Dataproc on GKE Key Features

Following are some of the salient features of Dataproc on GKE

  • Spark Versions: You can run Spark 2.4 and Spark 3.1 jobs on Dataproc on GKE clusters.
  • Metastore Integration: You can integrate Dataproc on GKE with Dataproc Metastore.
  • Job level access controls: You can now specify granular access controls at job level leveraging the k8s RBAC and workload identity. 
  • Uniform Dataproc APIs: you can use the same Dataproc APIs to manage clusters, submit jobs and use the same monitoring capabilities as Dataproc on GCE.

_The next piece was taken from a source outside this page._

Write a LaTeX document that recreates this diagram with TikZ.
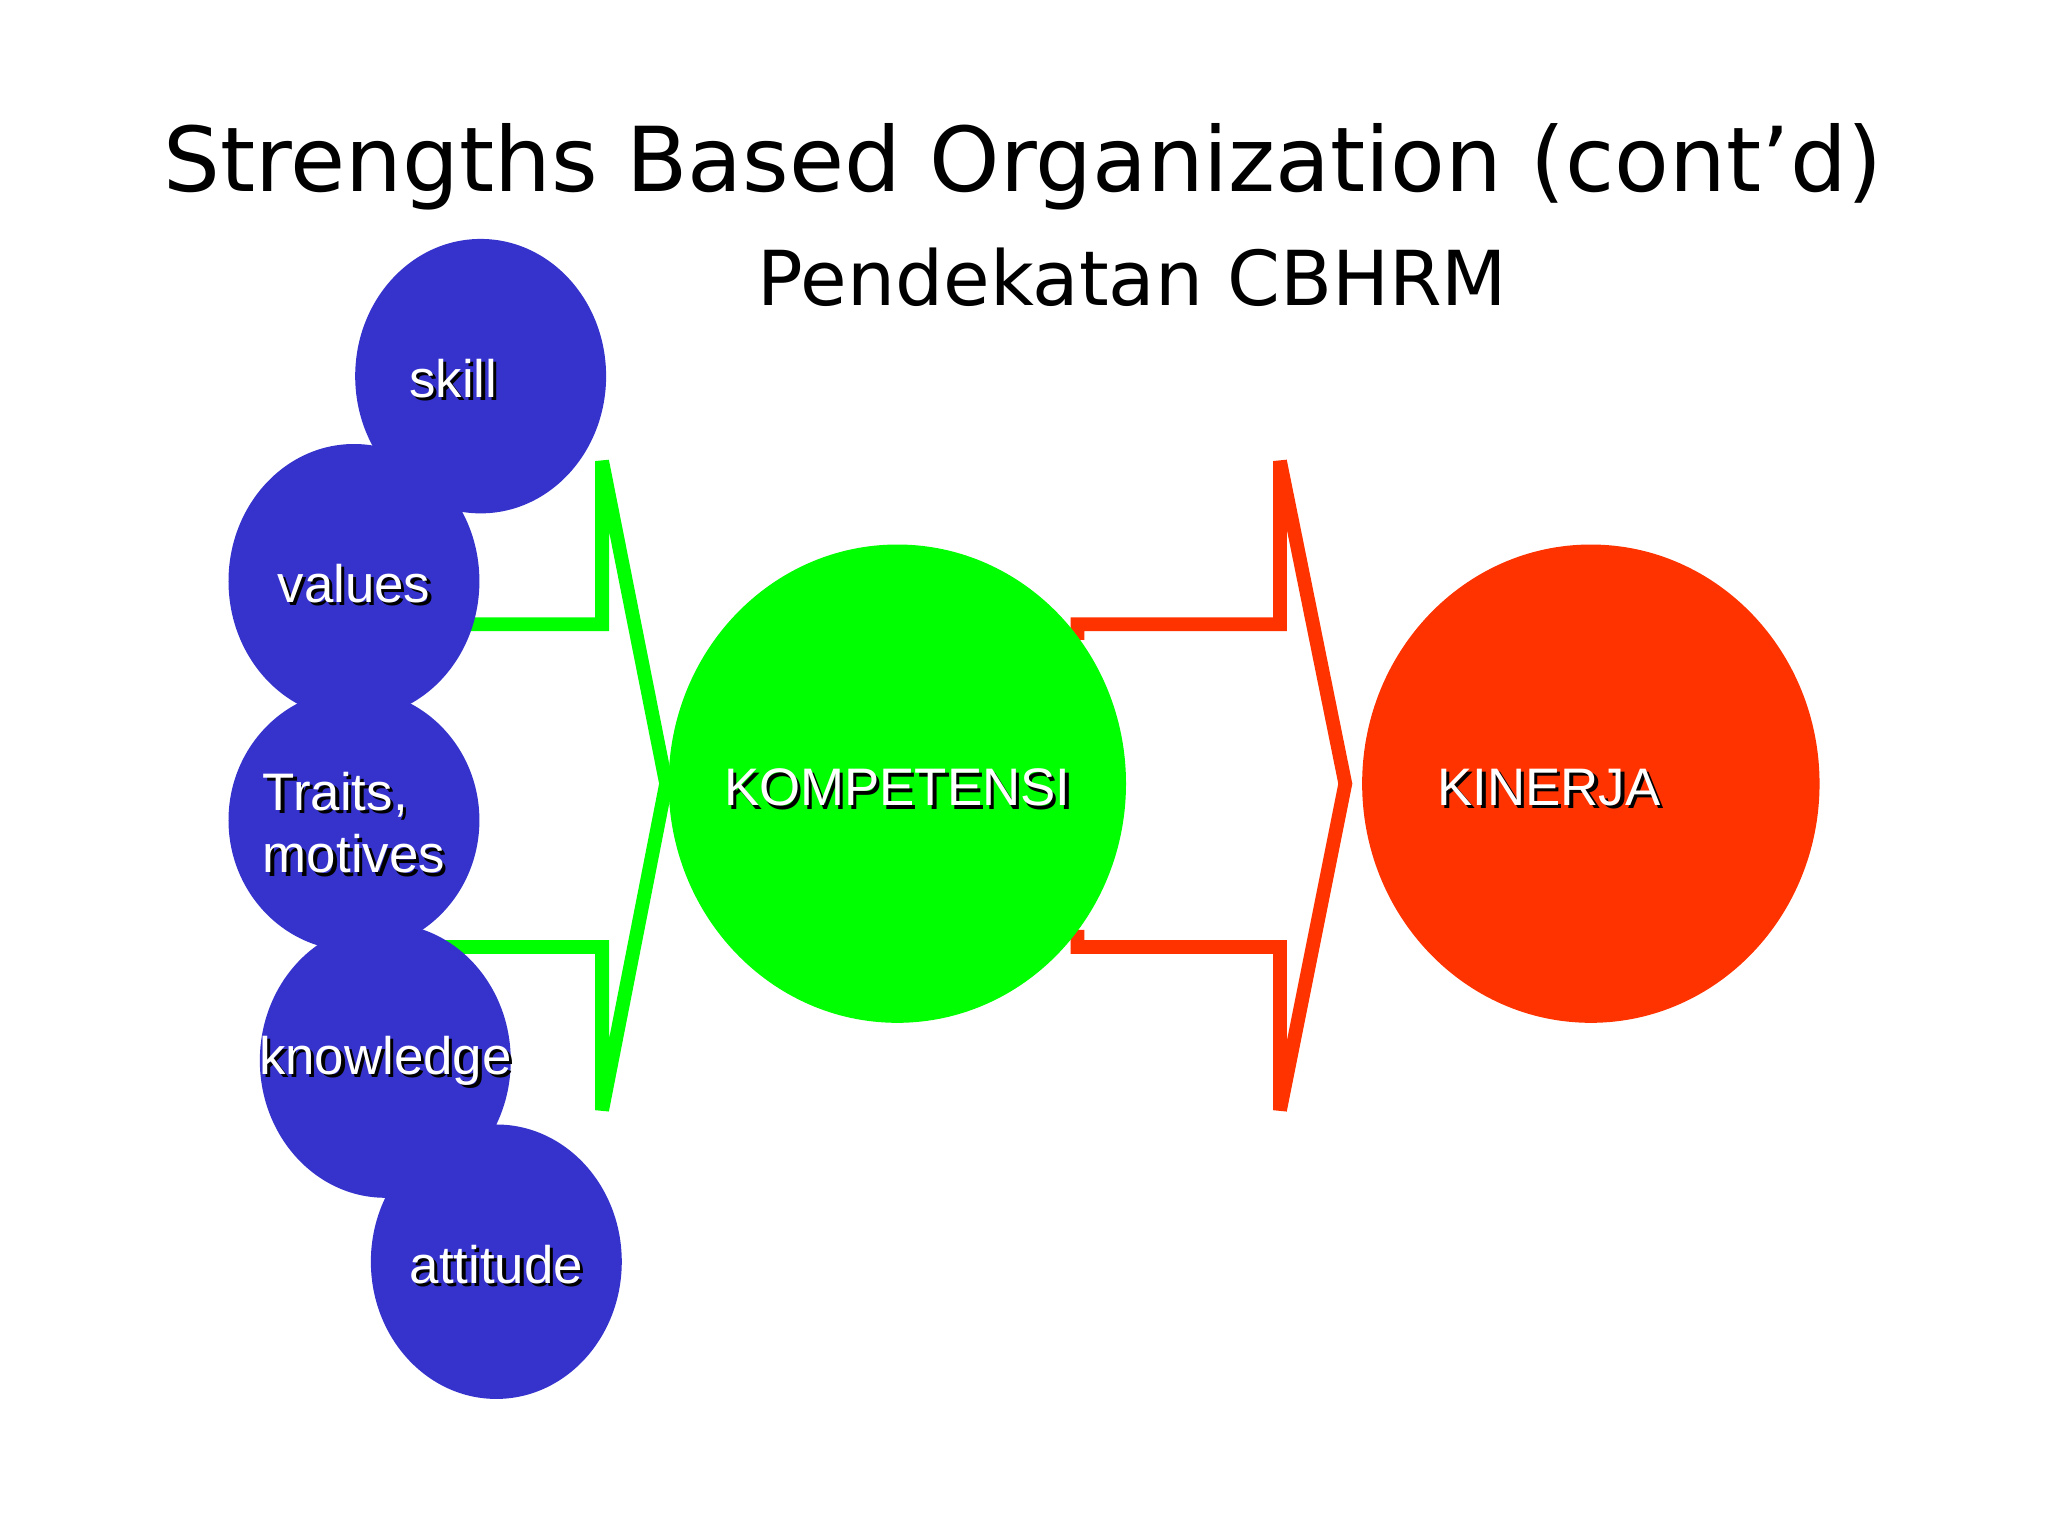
\documentclass[tikz,border=0pt]{standalone}
\usepackage{fontspec}
\setmainfont{DejaVu Sans}
\newfontfamily\lab{Liberation Sans}
\definecolor{blu}{HTML}{3533CC}
\definecolor{grn}{HTML}{00FF00}
\definecolor{rd}{HTML}{FF3300}
\usetikzlibrary{shapes.geometric}
\begin{document}
\begin{tikzpicture}[x=0.01cm,y=-0.01cm,
  blob/.style={ellipse,fill=blu,minimum width=1.92cm,minimum height=2.1cm,inner sep=0},
  arr/.style={line width=3pt,line join=miter},
  lbl/.style={text=white,font=\lab\fontsize{11.5}{13.5}\selectfont,align=left},
  shd/.style={text=black,font=\lab\fontsize{11.5}{13.5}\selectfont,align=left}]
\useasboundingbox (0,0) rectangle (1568,1176);
\node (title) at (783,128) {\fontsize{19.5}{22}\selectfont Strengths Based Organization (cont’d)};
\node (sub) at (867,212) {\fontsize{16.5}{19}\selectfont Pendekatan CBHRM};
% arrows
\coordinate (g1) at (340,478); \coordinate (g2) at (461,478); \coordinate (g3) at (461,353);
\coordinate (g4) at (510,600); \coordinate (g5) at (461,850); \coordinate (g6) at (461,725); \coordinate (g7) at (330,725);
\draw[arr,grn] (g1) -- (g2) -- (g3) -- (g4) -- (g5) -- (g6) -- (g7);
\coordinate (r1) at (825,490); \coordinate (r0) at (825,478); \coordinate (r2) at (980,478); \coordinate (r3) at (980,353);
\coordinate (r4) at (1030,600); \coordinate (r5) at (980,850); \coordinate (r6) at (980,725); \coordinate (r7) at (825,725); \coordinate (r8) at (825,712);
\draw[arr,rd] (r1) -- (r0) -- (r2) -- (r3) -- (r4) -- (r5) -- (r6) -- (r7) -- (r8);
% blobs
\node[blob] (skill) at (368,288) {};
\node[blob] (values) at (271,445) {};
\node[blob,minimum height=2.0cm] (traits) at (271,628) {};
\node[blob] (know) at (295,812) {};
\node[blob] (att) at (380,966) {};
\node[ellipse,fill=grn,minimum width=3.5cm,minimum height=3.66cm] (komp) at (687,600) {};
\node[ellipse,fill=rd,minimum width=3.5cm,minimum height=3.66cm] (kin) at (1218,600) {};
% labels
\foreach \n/\p/\t in {a/{347,290}/skill, b/{271,447}/values, c/{271,630}/{Traits,\\motives}, d/{295,812}/knowledge, e/{380,968}/attitude, f/{687,603}/KOMPETENSI, g/{1186,603}/KINERJA}{
  \node[shd] (s\n) at ([shift={(2.5,2.5)}]\p) {\t};
  \node[lbl] (t\n) at (\p) {\t};
}
\end{tikzpicture}
\end{document}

Running Spark jobs with the infrastructure management style of your choice

With the general availability of Dataproc on GKE, organizations can now run Spark jobs on their infrastructure management style of choice: Serverless Spark for no-ops deployment, customers standardizing on k8s for infrastructure management can run Spark on GKE to improve resource utilization and simplify infrastructure management. Customers looking for VM-style infrastructure management can run Spark on GCE.

What’s Next

Google are actively working on integrating Dataproc on GKE with Vertex AI Workbench for data scientists in the upcoming months. With this integration, data scientists can use notebooks for their interactive workloads and even schedule notebooks executions. They are also looking to extend Enhanced Flex Mode Support to Dataproc on GKE allowing you to maximize the benefit of preemptible VMs.To get started, check out this quickstart link.

You can now take your knowledge of k8s compute management and leverage Dataproc on GKE to run Spark workload.